AVAILABLE DATA:
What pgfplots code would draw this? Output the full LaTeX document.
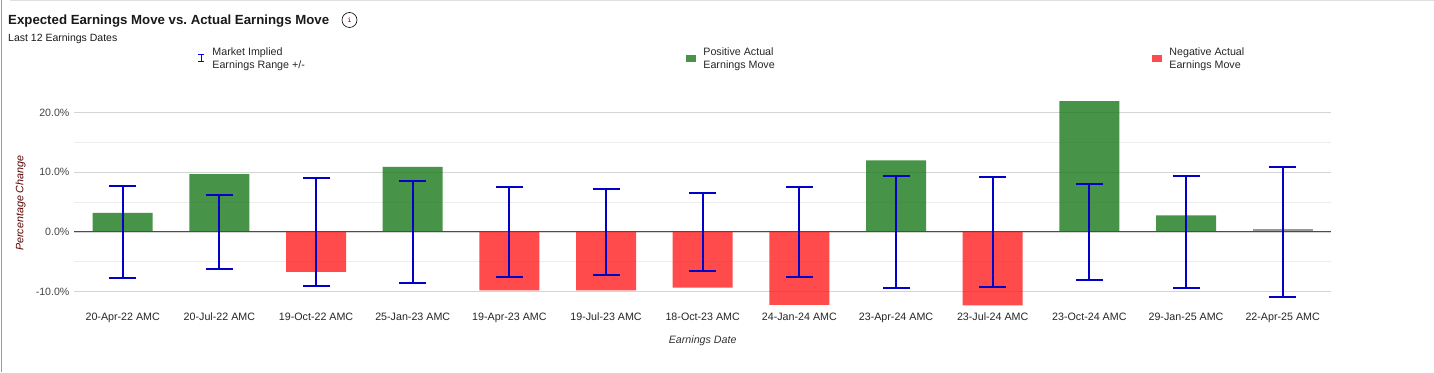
\documentclass[border=0pt]{standalone}
\usepackage{pgfplots}
\usepackage{fontspec}
\setmainfont{Liberation Sans}
\pgfplotsset{compat=1.18}
\definecolor{posg}{RGB}{25,120,25}
\definecolor{negr}{RGB}{255,30,30}
\definecolor{errb}{RGB}{0,0,200}
\definecolor{lblc}{RGB}{68,68,68}
\newcommand{\lgtxt}[4]{\hspace*{#1pt}\parbox[c]{#2pt}{\fontsize{10.7}{13}\selectfont\color{black!85}#3\\#4}}
\frenchspacing
\begin{document}
\begin{tikzpicture}[x=1pt,y=1pt]
\useasboundingbox (0,0) rectangle (1434,372);
\draw[black!40,line width=1pt] (1,0) -- (1,372);
\draw[black!12,line width=1pt] (10,371.5) -- (1434,371.5);
\node[anchor=base west,inner sep=0,font=\bfseries\fontsize{13.25}{16}\selectfont,text=black!90] at (8,347.5) {Expected Earnings Move vs. Actual Earnings Move};
\node[anchor=base west,inner sep=0,font=\fontsize{10.5}{12}\selectfont,text=black!90] at (8,330) {Last 12 Earnings Dates};
\node[circle,draw=black,line width=0.6pt,inner sep=0,minimum size=15pt,font=\ttfamily\fontsize{8}{8}\selectfont,text=red!50!black] at (349.5,352) {i};
\begin{axis}[
  at={(74.4pt,62.4pt)},anchor=south west,
  scale only axis,width=1256.6pt,height=226.9pt,
  xmin=-0.5,xmax=12.5,ymin=-13,ymax=25,
  axis line style={draw=none},
  major tick length=0pt,minor tick length=0pt,
  xtick={0,...,12},
  xticklabels={20-Apr-22 AMC,20-Jul-22 AMC,19-Oct-22 AMC,25-Jan-23 AMC,19-Apr-23 AMC,19-Jul-23 AMC,18-Oct-23 AMC,24-Jan-24 AMC,23-Apr-24 AMC,23-Jul-24 AMC,23-Oct-24 AMC,29-Jan-25 AMC,22-Apr-25 AMC},
  xticklabel style={font=\fontsize{10.7}{12}\selectfont,text=black!85,text height=8pt,text depth=2pt,yshift=1pt},
  ytick={-10,0,10,20},
  yticklabels={-10.0\%,0.0\%,10.0\%,20.0\%},
  minor ytick={-5,5,15},
  yticklabel style={font=\fontsize{10.6}{12}\selectfont,text=lblc,xshift=-1.5pt},
  ymajorgrids,yminorgrids,
  major grid style={black!17,line width=0.9pt},
  minor grid style={black!7,line width=0.9pt},
  xlabel={Earnings Date},
  xlabel style={font=\itshape\fontsize{10.7}{12}\selectfont,text=black!80,at={(axis description cs:0.5,0)},anchor=base,yshift=-34pt},
  ylabel={Percentage Change},
  ylabel style={font=\itshape\fontsize{10.7}{12}\selectfont,text=red!35!black,at={(axis description cs:0,0.5)},anchor=base,xshift=-7pt,yshift=51pt},
  clip=false,
  legend columns=3,
  legend style={at={(121pt,262pt)},anchor=north west,draw=none,fill=none,inner sep=0pt,outer sep=0pt,
    column sep=0pt,nodes={inner sep=0pt}},
  legend cell align=left,
]
\addlegendimage{legend image code/.code={
  \path[draw=none] (0pt,0pt) -- (12pt,0pt);
  \draw[blue,line width=1.5pt] (6pt,-6pt) -- (6pt,0pt);
  \draw[blue,line width=1.3pt] (3pt,-6.5pt) -- (9pt,-6.5pt);
  \draw[blue,line width=1.3pt] (3pt,0.5pt) -- (9pt,0.5pt);}}
\addlegendentry{\lgtxt{5}{473}{Market Implied}{Earnings Range +/-}}
\addlegendimage{legend image code/.code={
  \path[draw=none] (0pt,0pt) -- (12pt,0pt);
  \path[draw=none,fill=posg,fill opacity=0.8] (1pt,-6.5pt) rectangle (11pt,0.5pt);}}
\addlegendentry{\lgtxt{6}{448}{Positive Actual}{Earnings Move}}
\addlegendimage{legend image code/.code={
  \path[draw=none] (0pt,0pt) -- (12pt,0pt);
  \path[draw=none,fill=negr,fill opacity=0.8] (1pt,-6.5pt) rectangle (11pt,0.5pt);}}
\addlegendentry{\lgtxt{6}{90}{Negative Actual}{Earnings Move}}

\addplot[forget plot,ybar,bar width=60pt,bar shift=0pt,fill=posg,fill opacity=0.8,draw=none] coordinates {
 (0,3.2) (1,9.7) (3,10.9) (8,12.0) (10,21.9) (11,2.8)};
\addplot[forget plot,ybar,bar width=60pt,bar shift=0pt,fill=negr,fill opacity=0.8,draw=none] coordinates {
 (2,-6.7) (4,-9.8) (5,-9.8) (6,-9.3) (7,-12.2) (9,-12.3)};
\addplot[forget plot,ybar,bar width=60pt,bar shift=0pt,fill=black!40,draw=none] coordinates {(12,0.5)};
\addplot[forget plot,black!70,line width=1pt] coordinates {(-0.5,0) (12.5,0)};
\addplot[forget plot,draw=none,no markers,
  error bars/.cd,y dir=both,y explicit,
  error bar style={errb,line width=2pt},
  error mark options={errb,line width=2pt,mark size=13.5pt,rotate=90}]
 table[x=x,y=y,y error=e] {
 x y e
 0 0 7.7
 1 0 6.15
 2 0 9.0
 3 0 8.5
 4 0 7.5
 5 0 7.2
 6 0 6.5
 7 0 7.5
 8 0 9.4
 9 0 9.2
 10 0 8.0
 11 0 9.4
 12 0 10.9
 };
\end{axis}
\end{tikzpicture}
\end{document}
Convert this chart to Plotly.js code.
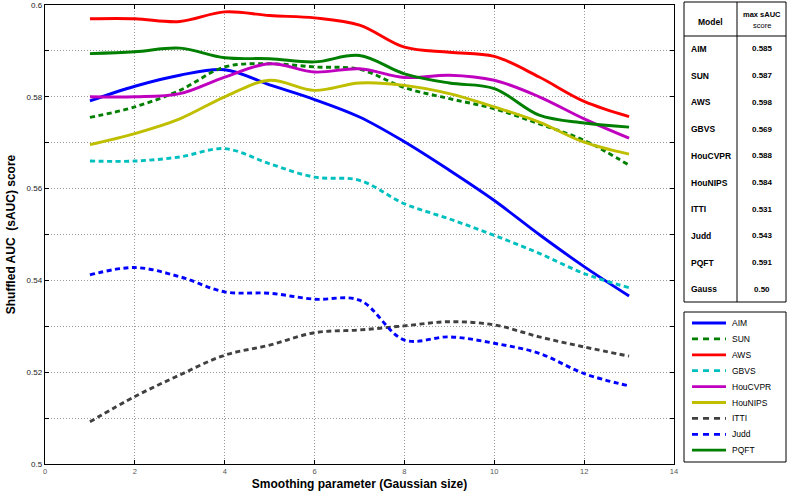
<!DOCTYPE html>
<html>
<head>
<meta charset="utf-8">
<script src="https://cdn.plot.ly/plotly-3.0.1.min.js"></script>
<style>html,body{margin:0;padding:0;background:#fff;}#chart{width:788px;height:491px;}</style>
</head>
<body>
<div id="chart"></div>
<script>
// ---- data ----
const smoothing = [1,2,3,4,5,6,7,8,9,10,11,12,13];
const aim     = [0.5791,0.5823,0.5847,0.5859,0.5826,0.5794,0.5756,0.5702,0.5640,0.5574,0.5500,0.5430,0.5366];
const sun     = [0.5755,0.5778,0.5814,0.5865,0.5872,0.5865,0.5860,0.5820,0.5796,0.5774,0.5741,0.5705,0.5651];
const aws     = [0.5970,0.5970,0.5964,0.5985,0.5977,0.5972,0.5956,0.5908,0.5897,0.5888,0.5843,0.5790,0.5757];
const gbvs    = [0.5660,0.5660,0.5669,0.5687,0.5654,0.5625,0.5618,0.5567,0.5534,0.5498,0.5459,0.5415,0.5384];
const houcvpr = [0.5800,0.5800,0.5807,0.5843,0.5872,0.5854,0.5861,0.5842,0.5847,0.5836,0.5800,0.5752,0.5710];
const hounips = [0.5696,0.5720,0.5752,0.5800,0.5836,0.5814,0.5830,0.5825,0.5807,0.5778,0.5745,0.5701,0.5675];
const itti    = [0.5092,0.5147,0.5194,0.5237,0.5259,0.5286,0.5292,0.5301,0.5310,0.5303,0.5277,0.5255,0.5235];
const judd    = [0.5412,0.5428,0.5408,0.5375,0.5372,0.5359,0.5357,0.5270,0.5277,0.5263,0.5241,0.5197,0.5170];
const pqft    = [0.5894,0.5898,0.5906,0.5885,0.5883,0.5876,0.5890,0.5850,0.5830,0.5818,0.5760,0.5743,0.5734];

const seriesNames = ['AIM','SUN','AWS','GBVS','HouCVPR','HouNIPS','ITTI','Judd','PQFT'];
const seriesValues = [aim, sun, aws, gbvs, houcvpr, hounips, itti, judd, pqft];

const xTickVals = [0,2,4,6,8,10,12,14];
const yTickVals = [0.50,0.51,0.52,0.53,0.54,0.55,0.56,0.57,0.58,0.59,0.60];
const yTickText = ['0.5','','0.52','','0.54','','0.56','','0.58','','0.6'];

const tableModels = ['AIM','SUN','AWS','GBVS','HouCVPR','HouNIPS','ITTI','Judd','PQFT','Gauss'];
const tableScores = ['0.585','0.587','0.598','0.569','0.588','0.584','0.531','0.543','0.591','0.50'];

// ---- styles ----
const styles = {
  AIM:     {color:'#0000ff', dash:'solid'},
  SUN:     {color:'#007f00', dash:'5px,3.5px'},
  AWS:     {color:'#ff0000', dash:'solid'},
  GBVS:    {color:'#00bfbf', dash:'5px,3.5px'},
  HouCVPR: {color:'#bf00bf', dash:'solid'},
  HouNIPS: {color:'#bfbf00', dash:'solid'},
  ITTI:    {color:'#404040', dash:'5px,3.5px'},
  Judd:    {color:'#0000ff', dash:'5px,3.5px'},
  PQFT:    {color:'#007f00', dash:'solid'}
};

const W = 788, H = 491;
const M = {l:45, r:114, t:5, b:27};
const PW = W - M.l - M.r, PH = H - M.t - M.b;
const px = p => (p - M.l) / PW;          // pixel -> paper x
const py = p => (H - M.b - p) / PH;      // pixel -> paper y

const FONT = 'Liberation Sans, Arial, Helvetica, sans-serif';

const traces = seriesNames.map((n, i) => ({
  type:'scatter', mode:'lines', name:n,
  x: smoothing, y: seriesValues[i],
  line:{color:styles[n].color, width:2.9, dash:styles[n].dash, shape:'spline', smoothing:1},
  showlegend:false, hoverinfo:'skip'
}));

const shapes = [];
const annotations = [];

// table
const tL = 684, tR = 786, tT = 2, tB = 302, tDiv = 737, tHead = 36;
shapes.push({type:'rect', xref:'paper', yref:'paper', x0:px(tL), x1:px(tR), y0:py(tB), y1:py(tT), line:{color:'#000', width:1}});
shapes.push({type:'line', xref:'paper', yref:'paper', x0:px(tL), x1:px(tR), y0:py(tHead), y1:py(tHead), line:{color:'#000', width:1}});
shapes.push({type:'line', xref:'paper', yref:'paper', x0:px(tDiv), x1:px(tDiv), y0:py(tB), y1:py(tT), line:{color:'#000', width:1}});
annotations.push({xref:'paper', yref:'paper', x:px((tL+tDiv)/2), y:py(22), text:'<b>Model</b>', showarrow:false, xanchor:'center', yanchor:'middle', font:{family:FONT, size:8.5, color:'#000'}});
annotations.push({xref:'paper', yref:'paper', x:px((tDiv+tR)/2), y:py(15), text:'<b>max sAUC</b>', showarrow:false, xanchor:'center', yanchor:'middle', font:{family:FONT, size:7.5, color:'#000'}});
annotations.push({xref:'paper', yref:'paper', x:px((tDiv+tR)/2), y:py(26), text:'score', showarrow:false, xanchor:'center', yanchor:'middle', font:{family:FONT, size:7.5, color:'#000'}});
tableModels.forEach((m, i) => {
  const yy = 49 + 26.7 * i;
  annotations.push({xref:'paper', yref:'paper', x:px(689), y:py(yy), text:'<b>'+m+'</b>', showarrow:false, xanchor:'left', yanchor:'middle', font:{family:FONT, size:8.5, color:'#000'}});
  annotations.push({xref:'paper', yref:'paper', x:px(762), y:py(yy), text:'<b>'+tableScores[i]+'</b>', showarrow:false, xanchor:'center', yanchor:'middle', font:{family:FONT, size:8, color:'#000'}});
});

// legend
const lL = 684, lR = 786, lT = 312, lB = 462;
shapes.push({type:'rect', xref:'paper', yref:'paper', x0:px(lL), x1:px(lR), y0:py(lB), y1:py(lT), line:{color:'#000', width:1}, fillcolor:'#fff'});
seriesNames.forEach((n, i) => {
  const yy = 323 + 15.9 * i;
  const d = styles[n].dash === 'solid' ? 'solid' : '6px,5px';
  shapes.push({type:'line', xref:'paper', yref:'paper', x0:px(692), x1:px(726), y0:py(yy), y1:py(yy), line:{color:styles[n].color, width:2.8, dash:d}});
  annotations.push({xref:'paper', yref:'paper', x:px(730), y:py(yy), text:n, showarrow:false, xanchor:'left', yanchor:'middle', font:{family:FONT, size:8.5, color:'#000'}});
});

const layout = {
  width:W, height:H,
  margin:{l:M.l, r:M.r, t:M.t, b:M.b, pad:0},
  paper_bgcolor:'#fff', plot_bgcolor:'#fff',
  showlegend:false,
  font:{family:FONT},
  xaxis:{
    range:[0,14], tickvals:xTickVals, ticktext:xTickVals.map(String),
    ticks:'inside', ticklen:4, tickwidth:1, tickcolor:'#000',
    showline:true, mirror:'ticks', linecolor:'#000', linewidth:1.3,
    showgrid:true, gridcolor:'#999', griddash:'1px,2px', gridwidth:1, zeroline:false,
    tickfont:{family:FONT, size:7.5, color:'#555'},
    title:{text:'<b>Smoothing parameter (Gaussian size)</b>', font:{family:FONT, size:12, color:'#000'}, standoff:4}
  },
  yaxis:{
    range:[0.5,0.6], tickvals:yTickVals, ticktext:yTickText,
    ticks:'inside', ticklen:4, tickwidth:1, tickcolor:'#000',
    showline:true, mirror:'ticks', linecolor:'#000', linewidth:1.3,
    showgrid:true, gridcolor:'#999', griddash:'1px,2px', gridwidth:1, zeroline:false,
    tickfont:{family:FONT, size:8, color:'#222'},
    title:{text:'<b>Shuffled AUC\u00a0 (sAUC) score</b>', font:{family:FONT, size:12, color:'#000'}, standoff:8}
  },
  shapes:shapes,
  annotations:annotations
};

Plotly.newPlot('chart', traces, layout, {displayModeBar:false, staticPlot:true});
</script>
</body>
</html>
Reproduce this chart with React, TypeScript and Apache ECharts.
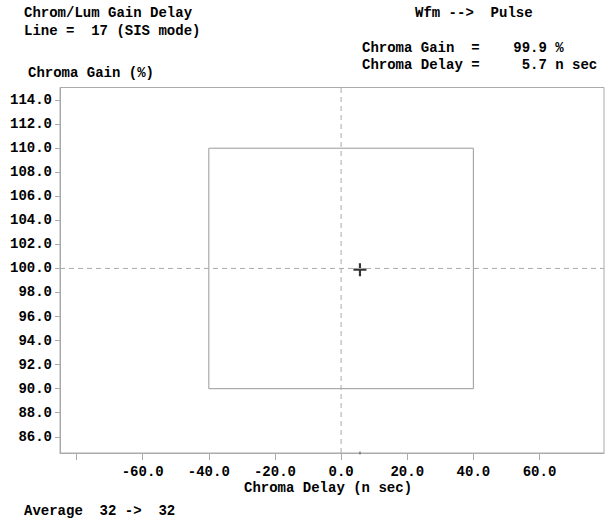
import React, { useEffect, useRef } from "react";
import * as echarts from "echarts";

// ---- data ----
const xRange = [-85, 79.5];
const yRange = [84.65, 115.05];
const xTickValues = [-80, -60, -40, -20, 0, 20, 40, 60];
const xLabelValues = [-60, -40, -20, 0, 20, 40, 60];
const yTickValues = [86, 88, 90, 92, 94, 96, 98, 100, 102, 104, 106, 108, 110, 112, 114];
const limitBox = [[-40, 90], [40, 90], [40, 110], [-40, 110], [-40, 90]];
const targetDelay = 0;
const targetGain = 100;
const measured = [[5.7, 99.9]];

const titleLines = ["Chrom/Lum Gain Delay", "Line =  17 (SIS mode)"];
const wfmText = "Wfm -->  Pulse";
const resultLines = ["Chroma Gain  =    99.9 %", "Chroma Delay =     5.7 n sec"];
const yName = "Chroma Gain (%)";
const xName = "Chroma Delay (n sec)";
const footer = "Average  32 ->  32";

const FONT = "'Liberation Mono', 'DejaVu Sans Mono', monospace";

function txt(text: string, x: number, y: number) {
  return {
    type: "text",
    left: x,
    top: y,
    style: {
      text,
      font: `bold 14px ${FONT}`,
      fill: "#000",
    },
  };
}

export default function App() {
  const ref = useRef<HTMLDivElement>(null);
  useEffect(() => {
    document.body.style.margin = "0";
    const chart = echarts.init(ref.current!, null, { renderer: "svg" });
    chart.setOption({
      animation: false,
      backgroundColor: "#fff",
      grid: {
        left: 60,
        right: 6,
        top: 87.5,
        bottom: 66,
        show: true,
        borderColor: "#aaa",
        borderWidth: 1,
        containLabel: false,
      },
      xAxis: {
        type: "value",
        min: xRange[0],
        max: xRange[1],
        axisLine: { show: true, onZero: false, lineStyle: { color: "#aaa" } },
        axisTick: {
          show: true,
          length: 7,
          customValues: xTickValues,
          lineStyle: { color: "#aaa" },
        },
        axisLabel: {
          customValues: xLabelValues,
          formatter: (v: number) => v.toFixed(1),
          color: "#000",
          fontFamily: FONT,
          fontWeight: "bold",
          fontSize: 14,
          margin: 12,
        },
        splitLine: { show: false },
      },
      yAxis: {
        type: "value",
        min: yRange[0],
        max: yRange[1],
        axisLine: { show: true, onZero: false, lineStyle: { color: "#aaa" } },
        axisTick: {
          show: true,
          length: 5,
          customValues: yTickValues,
          lineStyle: { color: "#aaa" },
        },
        axisLabel: {
          customValues: yTickValues,
          formatter: (v: number) => v.toFixed(1),
          color: "#000",
          fontFamily: FONT,
          fontWeight: "bold",
          fontSize: 14,
          margin: 8,
        },
        splitLine: { show: false },
      },
      series: [
        {
          type: "line",
          data: limitBox,
          symbol: "none",
          lineStyle: { color: "#999", width: 1 },
          silent: true,
        },
        {
          type: "line",
          data: [[targetDelay, yRange[0]], [targetDelay, yRange[1]]],
          symbol: "none",
          lineStyle: { color: "#aaa", width: 1, type: [5, 4] },
          silent: true,
        },
        {
          type: "line",
          data: [[xRange[0], targetGain], [xRange[1], targetGain]],
          symbol: "none",
          lineStyle: { color: "#aaa", width: 1, type: [5, 4] },
          silent: true,
        },
        {
          type: "scatter",
          data: measured,
          symbol: "path://M5,0H7V5H12V7H7V12H5V7H0V5H5Z",
          symbolSize: [13, 13],
          itemStyle: { color: "#000" },
          silent: true,
        },
        {
          type: "scatter",
          data: measured.map((p) => [p[0], yRange[0]]),
          symbol: "rect",
          symbolSize: [1.5, 3],
          itemStyle: { color: "#666" },
          silent: true,
        },
      ],
      graphic: [
        txt(titleLines[0], 24, 6),
        txt(titleLines[1], 24, 24),
        txt(wfmText, 415, 6),
        txt(resultLines[0], 362, 41),
        txt(resultLines[1], 362, 58),
        txt(yName, 28, 66),
        txt(xName, 244, 481),
        txt(footer, 24, 504),
      ],
    });
    return () => chart.dispose();
  }, []);
  return (
    <div
      ref={ref}
      style={{ position: "absolute", left: 0, top: 0, width: 610, height: 519 }}
    />
  );
}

STATED EXERCISE:
Begin at the line that has "Reproduce this chart", stop after the line that has "import * as", and reproduce every line between them exactly and nothing else. Pictures stay out of the copy.

OUTPUT FOR THIS TASK:
Reproduce this chart with React, TypeScript and Apache ECharts.
import React, { useEffect, useRef } from "react";
import * as echarts from "echarts";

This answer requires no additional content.